The dark and earthy flavors drawn from robusta coffee beans pair perfectly with the sweet milk pairings often used when sweetening or flavoring espressos and lattes. Robusta, the coffee bean type with the most caffeine, is going to be the perfect match for brewing espresso.

 

Robusta Coffee Beans for Instant Coffee

When it comes to the coffee bean type best suited for instant coffee, most roasters reach for robusta coffee beans. Unfortunately, with many roasters believing that arabica coffee beans are superior, robusta is relegated to the world of instant coffee, which is not a bad thing. Instant coffee doesn't necessarily mean lesser coffee, and robusta coffee beans don't equate to bad-tasting coffee.

In the past, instant coffee was only mass-produced and typically didn't focus on flavor profiles so much as quantity. Now, micro-roasters and specialty coffee shops are becoming involved in the instant coffee game. They know their target market does not always have the available time to create a whole coffee brewing experience each morning. But lack of time should not mean your coffee needs should suffer.

 

Robusta Coffee—Second in Production, First in Caffeine

Robusta coffee beans are in some ways the exact opposite of their more popular counterpart, arabica coffee beans. For example, robusta coffee beans grow in low altitudes instead of higher elevations. They thrive in warm weather instead of a slightly chilly climate, and they have twice the caffeine.

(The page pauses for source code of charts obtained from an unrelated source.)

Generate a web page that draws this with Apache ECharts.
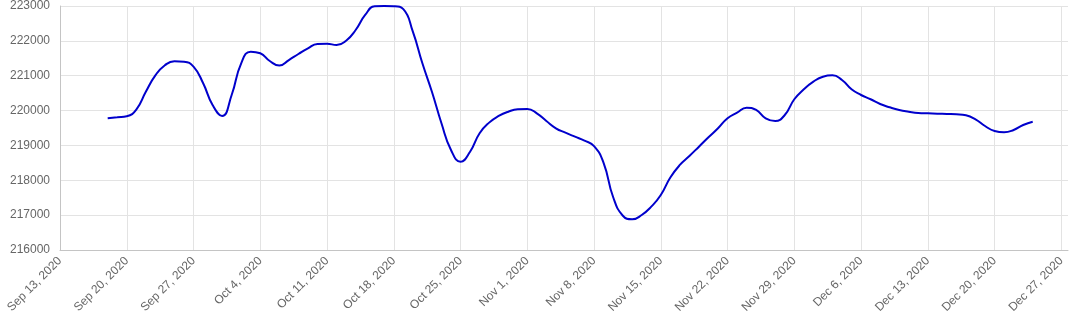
<!DOCTYPE html>
<html>
<head>
<meta charset="utf-8">
<script src="https://cdn.jsdelivr.net/npm/echarts@6/dist/echarts.min.js"></script>
<style>
html,body{margin:0;padding:0;background:#fff;}
#chart{width:1081px;height:325px;}
</style>
</head>
<body>
<div id="chart"></div>
<script>
// Axis origin and weekly tick labels
const axisStart = '2020-09-13';
const tickLabels = ['Sep 13, 2020','Sep 20, 2020','Sep 27, 2020','Oct 4, 2020','Oct 11, 2020','Oct 18, 2020','Oct 25, 2020','Nov 1, 2020','Nov 8, 2020','Nov 15, 2020','Nov 22, 2020','Nov 29, 2020','Dec 6, 2020','Dec 13, 2020','Dec 20, 2020','Dec 27, 2020'];
const yTicks = [216000, 217000, 218000, 219000, 220000, 221000, 222000, 223000];

// Daily dates
const dates = [
'2020-09-18','2020-09-19','2020-09-20','2020-09-21','2020-09-22','2020-09-23','2020-09-24','2020-09-25','2020-09-26','2020-09-27','2020-09-28','2020-09-29','2020-09-30',
'2020-10-01','2020-10-02','2020-10-03','2020-10-04','2020-10-05','2020-10-06','2020-10-07','2020-10-08','2020-10-09','2020-10-10','2020-10-11','2020-10-12','2020-10-13','2020-10-14','2020-10-15','2020-10-16','2020-10-17','2020-10-18','2020-10-19','2020-10-20','2020-10-21','2020-10-22','2020-10-23','2020-10-24','2020-10-25','2020-10-26','2020-10-27','2020-10-28','2020-10-29','2020-10-30','2020-10-31',
'2020-11-01','2020-11-02','2020-11-03','2020-11-04','2020-11-05','2020-11-06','2020-11-07','2020-11-08','2020-11-09','2020-11-10','2020-11-11','2020-11-12','2020-11-13','2020-11-14','2020-11-15','2020-11-16','2020-11-17','2020-11-18','2020-11-19','2020-11-20','2020-11-21','2020-11-22','2020-11-23','2020-11-24','2020-11-25','2020-11-26','2020-11-27','2020-11-28','2020-11-29','2020-11-30',
'2020-12-01','2020-12-02','2020-12-03','2020-12-04','2020-12-05','2020-12-06','2020-12-07','2020-12-08','2020-12-09','2020-12-10','2020-12-11','2020-12-12','2020-12-13','2020-12-14','2020-12-15','2020-12-16','2020-12-17','2020-12-18','2020-12-19','2020-12-20','2020-12-21','2020-12-22','2020-12-23','2020-12-24'
];
const values = [
219780,219807,219836,220030,220540,221010,221300,221414,221402,221260,220790,220160,219845,
220447,221356,221690,221643,221422,221290,221450,221623,221786,221910,221919,221880,222005,222312,222742,222990,223000,222995,222910,222263,221356,220540,219635,218869,218534,218820,219348,219654,219845,219968,220037,
220045,219922,219701,219492,219366,219251,219136,218980,218500,217520,216990,216880,217005,217243,217578,218080,218440,218697,218964,219233,219492,219780,219940,220083,220017,219778,219701,219873,220324,220610,
220830,220972,221012,220877,220610,220447,220324,220189,220094,220017,219968,219931,219920,219911,219902,219893,219864,219750,219558,219414,219377,219443,219586,219681
];

const DAY = 86400000;
const t0 = Date.parse(axisStart + 'T00:00:00Z');
const seriesData = dates.map((d, i) => [(Date.parse(d + 'T00:00:00Z') - t0) / DAY, values[i]]);

const chart = echarts.init(document.getElementById('chart'), null, {renderer: 'canvas'});
const font = '"Liberation Sans", Arial, Helvetica, sans-serif';
chart.setOption({
  animation: false,
  grid: {left: 60, right: 13, top: 6, bottom: 75, containLabel: false},
  xAxis: {
    type: 'value',
    min: 0,
    max: 105.7,
    interval: 7,
    axisLine: {show: true, lineStyle: {color: '#c4c4c4', width: 1}},
    axisTick: {show: false},
    splitLine: {show: true, showMinLine: false, showMaxLine: false, lineStyle: {color: '#e3e3e3', width: 1}},
    axisLabel: {
      rotate: 45, margin: 9, color: '#666', fontFamily: font, fontSize: 12,
      showMaxLabel: false,
      formatter: function (v) {
        const k = Math.round(v / 7);
        if (Math.abs(v - k * 7) > 1e-6) return '';
        return tickLabels[k] || '';
      }
    }
  },
  yAxis: {
    type: 'value',
    min: yTicks[0],
    max: yTicks[yTicks.length - 1],
    interval: 1000,
    axisLine: {show: true, lineStyle: {color: '#c4c4c4', width: 1}},
    axisTick: {show: false},
    splitLine: {show: true, lineStyle: {color: '#e3e3e3', width: 1}},
    axisLabel: {margin: 10, color: '#666', fontFamily: font, fontSize: 12, formatter: v => String(v)}
  },
  series: [{
    type: 'line',
    data: seriesData,
    smooth: 0.5,
    showSymbol: false,
    symbol: 'none',
    lineStyle: {color: '#0000cc', width: 2},
    clip: false
  }]
});
</script>
</body>
</html>
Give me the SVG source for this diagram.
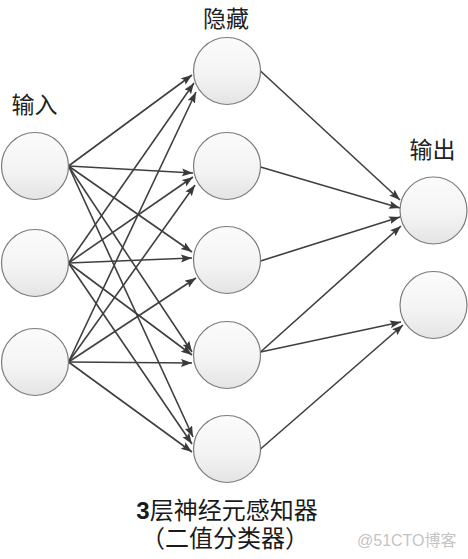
<svg xmlns="http://www.w3.org/2000/svg" width="468" height="559" viewBox="0 0 468 559">
<style>
.node{fill:url(#g);stroke:#7b7b7b;stroke-width:1.2}
.edge{stroke:#3f3f3f;stroke-width:1.6;fill:none;marker-end:url(#ah)}
.lbl{font-family:"Noto Sans CJK SC","Liberation Sans",sans-serif;font-size:23px;fill:#222;text-anchor:middle}
.cap{font-family:"Liberation Sans","Noto Sans CJK SC",sans-serif;font-size:24px;fill:#1a1a1a;text-anchor:middle}
.wm{font-family:"Liberation Sans","Noto Sans CJK SC",sans-serif;font-size:16px;fill:#c4c4c4}
</style>
<defs>
<linearGradient id="g" x1="0" y1="0" x2="0" y2="1">
<stop offset="0" stop-color="#fbfbfb"/>
<stop offset="0.55" stop-color="#f4f4f4"/>
<stop offset="1" stop-color="#e4e4e4"/>
</linearGradient>
<marker id="ah" markerUnits="userSpaceOnUse" markerWidth="12" markerHeight="9" refX="11" refY="4" orient="auto">
<path d="M0,0 L11,4 L0,8 L2,4 z" fill="#3a3a3a"/>
</marker>
</defs>
<rect width="468" height="559" fill="#fff"/>
<g id="connectors">
<line class="edge" x1="68.5" y1="166" x2="192" y2="75"/>
<line class="edge" x1="68.5" y1="263" x2="194" y2="83"/>
<line class="edge" x1="68.5" y1="362" x2="196" y2="92"/>
<line class="edge" x1="68.5" y1="166" x2="193" y2="173"/>
<line class="edge" x1="68.5" y1="263" x2="193" y2="177"/>
<line class="edge" x1="68.5" y1="362" x2="195" y2="185"/>
<line class="edge" x1="68.5" y1="166" x2="192" y2="252"/>
<line class="edge" x1="68.5" y1="263" x2="192" y2="258"/>
<line class="edge" x1="68.5" y1="362" x2="196" y2="278"/>
<line class="edge" x1="68.5" y1="166" x2="192" y2="352"/>
<line class="edge" x1="68.5" y1="263" x2="192" y2="355"/>
<line class="edge" x1="68.5" y1="362" x2="192" y2="363"/>
<line class="edge" x1="68.5" y1="166" x2="193" y2="437"/>
<line class="edge" x1="68.5" y1="263" x2="192" y2="444"/>
<line class="edge" x1="68.5" y1="362" x2="192" y2="452"/>
<line class="edge" x1="260.5" y1="71" x2="400" y2="200"/>
<line class="edge" x1="260.5" y1="167" x2="400" y2="208"/>
<line class="edge" x1="260.5" y1="261" x2="400" y2="217"/>
<line class="edge" x1="260.5" y1="352" x2="401" y2="226"/>
<line class="edge" x1="260.5" y1="352" x2="401" y2="322"/>
<line class="edge" x1="260.5" y1="449" x2="403" y2="325"/>
</g>
<g id="in1"><circle class="node" cx="35" cy="166" r="33.5"/></g>
<g id="in2"><circle class="node" cx="35" cy="263" r="33.5"/></g>
<g id="in3"><circle class="node" cx="35" cy="362" r="33.5"/></g>
<g id="h1"><circle class="node" cx="227" cy="71" r="33.5"/></g>
<g id="h2"><circle class="node" cx="227" cy="166" r="33.5"/></g>
<g id="h3"><circle class="node" cx="227" cy="260" r="33.5"/></g>
<g id="h4"><circle class="node" cx="227" cy="355" r="33.5"/></g>
<g id="h5"><circle class="node" cx="227" cy="449" r="33.5"/></g>
<g id="o1"><circle class="node" cx="433.5" cy="210.5" r="33.5"/></g>
<g id="o2"><circle class="node" cx="433.5" cy="305" r="33.5"/></g>
<g id="labels">
<text class="lbl" x="226" y="27" font-size="22">隐藏</text>
<text class="lbl" x="34.5" y="113">输入</text>
<text class="lbl" x="432.5" y="158">输出</text>
<text class="cap" x="227" y="519"><tspan font-weight="bold">3</tspan>层神经元感知器</text>
<text class="cap" x="225" y="547">（二值分类器）</text>
<text class="wm" x="357" y="546">@51CTO博客</text>
</g>
</svg>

There are 120 species of plants in the coffea genus, and the two most popular coffee bean types are products of the coffea arabica and coffea canephora plants. The beauty of more than one coffee bean type is the ability to choose based on your preferences. So, whether you enjoy the arabica coffee bean with its various flavor profiles or a straightforward robusta coffee bean perfect for your instant coffee, espresso, or cold brew, you can't go wrong.